L’Abattage rituel de Gorge Mastomas de Dennis Kelly

L’Abattage rituel de Gorge Mastomas de Dennis Kelly, mise en scène de Chloé Dabert

 

©Giovanni Cittadini Cesi

©Giovanni Cittadini Cesi

Comment un gentil garçon devient-il un prédateur sans scrupules, sans vergogne, voire un assassin ? Cette pièce, en forme de fable édifiante, va nous l’apprendre. “Elle parle de cette poignée de puissants qui contrôlent le monde et  qui n’hésitent pas à sacrifier le reste de l’univers pour une ascension personnelle”, dit Chloé Dabert, à l’aise dans l’univers de l’auteur britannique dont elle a monté Orphelins, mise en scène qui lui a valu le Prix impatience 2014.

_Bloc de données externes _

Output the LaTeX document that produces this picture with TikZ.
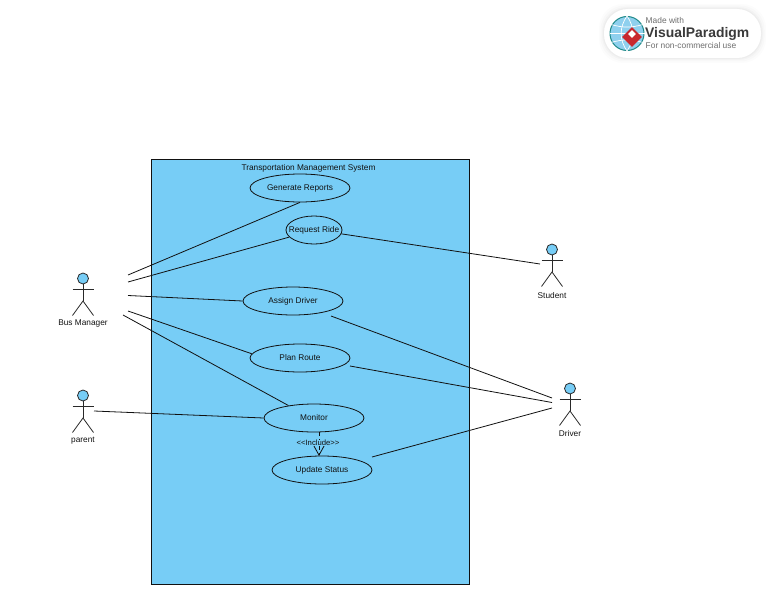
\documentclass[tikz,border=0pt]{standalone}
\usepackage{fontspec}
\setmainfont{Liberation Sans}
\usetikzlibrary{arrows.meta,shapes.geometric}
\definecolor{sysblue}{HTML}{77CDF6}
\definecolor{ink}{HTML}{111111}
\definecolor{logogray}{HTML}{6E6E6E}
\definecolor{logodark}{HTML}{3A3A3A}
\definecolor{logored}{HTML}{C8282E}
\definecolor{globeblue}{HTML}{8FD0EE}
\tikzset{
  usecase/.style={draw=ink,line width=0.8pt,ellipse,inner sep=0pt,minimum width=100pt,minimum height=28pt,font=\fontsize{8.3}{10}\selectfont,text=ink},
  link/.style={draw=ink,line width=0.8pt},
  actorpart/.style={draw=ink!90,line width=0.8pt},
  actorhead/.style={draw=ink!90,line width=0.8pt,fill=sysblue,circle,inner sep=0pt,minimum size=11pt},
  actorname/.style={font=\fontsize{8.3}{10}\selectfont,text=ink,inner sep=0pt},
  logotext/.style={inner sep=0pt,anchor=west},
  pics/actor/.style={code={
    \node[actorhead] (-head) at (0,0) {};
    \draw[actorpart] (-head.south) -- (0,22.5);
    \draw[actorpart] (-10.5,11) -- (10.5,11);
    \draw[actorpart] (-10.5,37) -- (0,22.5) -- (10.5,37);
  }}
}
\begin{document}
\begin{tikzpicture}[x=1pt,y=-1pt]
\useasboundingbox (0,0) rectangle (768,594);
% logo
\foreach \g/\o in {5/0.012,3.5/0.016,2/0.02,1/0.025}
  \fill[black,opacity=\o,rounded corners=24pt] (604-\g,9-\g) rectangle (761+\g,58+\g);
\node[draw=none,fill=white,rounded corners=24pt,minimum width=157pt,minimum height=49pt,inner sep=0pt] (logo) at (682.5,33.5) {};
\node[circle,draw=logogray!40!cyan!70!black,line width=1pt,fill=globeblue,minimum size=34pt,inner sep=0pt] (globe) at (627,33.5) {};
\draw[white,line width=0.7pt] (globe.north) to[bend right=35] (globe.south);
\draw[white,line width=0.7pt] (globe.north) to[bend left=35] (globe.south);
\draw[white,line width=0.7pt] (globe.west) -- (globe.east);
\draw[white,line width=0.7pt] (globe.150) to[bend right=15] (globe.30);
\draw[white,line width=0.7pt] (globe.210) to[bend left=15] (globe.330);
\node[diamond,fill=logored,minimum size=20pt,inner sep=0pt] (mark) at (632,37) {};
\node[diamond,fill=white,minimum size=8pt,inner sep=0pt] (markin) at (632,34) {};
\node[logotext,text=logogray,font=\fontsize{8.4}{10}\selectfont] (made) at (645.5,20.5) {Made with};
\node[logotext,text=logodark,font=\fontsize{13.9}{15}\selectfont\bfseries] (vp) at (645,33.5) {VisualParadigm};
\node[logotext,text=logogray,font=\fontsize{8.4}{10}\selectfont] (nc) at (645.5,45.5) {For non-commercial use};
% system
\node[draw=ink,line width=0.8pt,fill=sysblue,minimum width=317.5pt,minimum height=425pt,inner sep=0pt] (sys) at (310.25,372) {};
\node[actorname] (title) at (308.5,168.5) {Transportation Management System};
% use cases
\node[usecase] (gr) at (300,188) {Generate Reports};
\node[usecase,inner xsep=-5.5pt,minimum width=56pt] (rr) at (314,230) {Request Ride};
\node[usecase] (ad) at (293,301) {Assign Driver};
\node[usecase] (pr) at (300,358) {Plan Route};
\node[usecase] (mo) at (314,418) {Monitor};
\node[usecase] (us) at (322,470) {Update Status};
% actors
\pic (bm) at (83,278.5) {actor};
\node[actorname] (bmname) at (83,324) {Bus Manager};
\pic (pa) at (83,395.5) {actor};
\node[actorname] (paname) at (83,441) {parent};
\pic (st) at (552,249.5) {actor};
\node[actorname] (stname) at (552,295.5) {Student};
\pic (dr) at (570,388.5) {actor};
\node[actorname] (drname) at (570,434) {Driver};
% connector ends
\coordinate (bm1) at (128,275);
\coordinate (bm2) at (128,282);
\coordinate (bm3) at (128,295.5);
\coordinate (bm4) at (128,311);
\coordinate (bm5) at (123,315);
\coordinate (pa1) at (94,411);
\coordinate (st1) at (540,264);
\coordinate (dr1) at (552,398);
\coordinate (dr2) at (552,402.5);
\coordinate (dr3) at (552,408);
\coordinate (adout) at (331,316);
\coordinate (prout) at (350,366);
\coordinate (usout) at (372,457);
% connectors
\draw[link] (bm1) -- (gr.south);
\draw[link] (bm2) -- (rr.196);
\draw[link] (bm3) -- (ad.west);
\draw[link] (bm4) -- (pr.175);
\draw[link] (bm5) -- (mo.154);
\draw[link] (pa1) -- (mo.west);
\draw[link] (rr.-8) -- (st1);
\draw[link] (adout) -- (dr1);
\draw[link] (prout) -- (dr2);
\draw[link] (usout) -- (dr3);
\coordinate (incfrom) at (319,432);
\coordinate (incto) at (319,456);
\draw[link,dash pattern=on 4pt off 3pt,-{Straight Barb[length=10pt,width=11pt]}] (incfrom) -- (incto);
\node[inner sep=0pt,text=ink,font=\fontsize{7.7}{9}\selectfont,fill=sysblue] (inc) at (318,443) {<{}<Include>{}>};
\end{tikzpicture}
\end{document}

Devant un tulle qui masque à demi l’aire de jeu, révélant la silhouette d’un adolescent en anorak, apparaît le narrateur qui va raconter l’ascension et la débâcle de Gorge Mastomas, victime sacrificielle d’un système  où il est entré presque malgré lui. Julien Honoré prend en charge la longue partie narrative qui présente le héros, avant qu’elle ne soit interrompue par des scènes jouées par les comédiens. Il s’efforce de la rendre vivante, par moult clins d’œil au public. On a droit jusqu’aux circonstances de la conception de Gorge, à la vitesse d’un spermatozoïde, par une chaude et douce nuit de juillet 1972. Puis à son enfance sans problèmes et à une adolescence plus difficile marquée par de petits incidents où il se révèle bon camarade, et amant timide, plutôt victime de son honnêteté et de son esprit de justice. Par bonté ou par lâcheté ? s’interroge le récitant.

Soudain, sa vie basculera et il va changer de bord. Comment ? Le rideau de tulle s’ouvre et la scène s’anime : A. (Gwenaelle David), jeune requin de la finance ne fera qu’une bouchée de M. (Marie-Armelle Deguy),  chef d’entreprise en déconfiture. Sous les yeux de Gorge qui en tire la leçon et qui va désormais appliquer les règles régissant la « société secrète » des puissants : cupidité, prédation, mensonge. Car «l’existence n’est pas gentille ». Le voilà au fait de sa puissance : il s’amuse avec son argent, avec les femmes… Mais ce géant aux pieds d’argile va bientôt, pour conquérir Louisa ( Bénédicte Cerutti), tomber dans son propre piège…

 La metteuse en scène s’empare avec gourmandise de cette dramaturgie qui mêle récit et scènes démonstratives. Les acteurs, tous excellents,  créent sans tomber dans la caricature, des personnages typés que Dennis Kelly a voulu complexes tout en évitant le psychologisme. Sébastien Eveno est un Gorg Mastromas touchant, fragile jusque dans sa vilenie. Pour cette comédie de mœurs, Pierre Nouvel a conçu une scénographie fonctionnelle et évolutive: dans une paroi de bois blanc, en fond de scène, sont emboîtés, comme dans un jeu de cubes, des meubles sobres que les comédiens extrairont selon les séquences.

 Malgré une partie narrative qui traîne en longueur, et dont Julien Honoré s’acquitte  au mieux, ce spectacle s’ouvre comme un livre d’images bien dessiné. Une vraie rigueur au service d’un écrivain de talent.

 

Mireille Davidovici

Théâtre du Rond-Point, 2 bis avenue Franklin D. Roosevelt Paris VIIIème T. 01 44 95 00, jusqu’au 14 mai.
www.theatredurondpoint.fr

La Passerelle de Saint-Brieuc (22) les 16 et 17 mai.

L’abattage rituel de Gorge Mastromas, traduction de Gérard Watkins, est publié chez L’Arche éditions.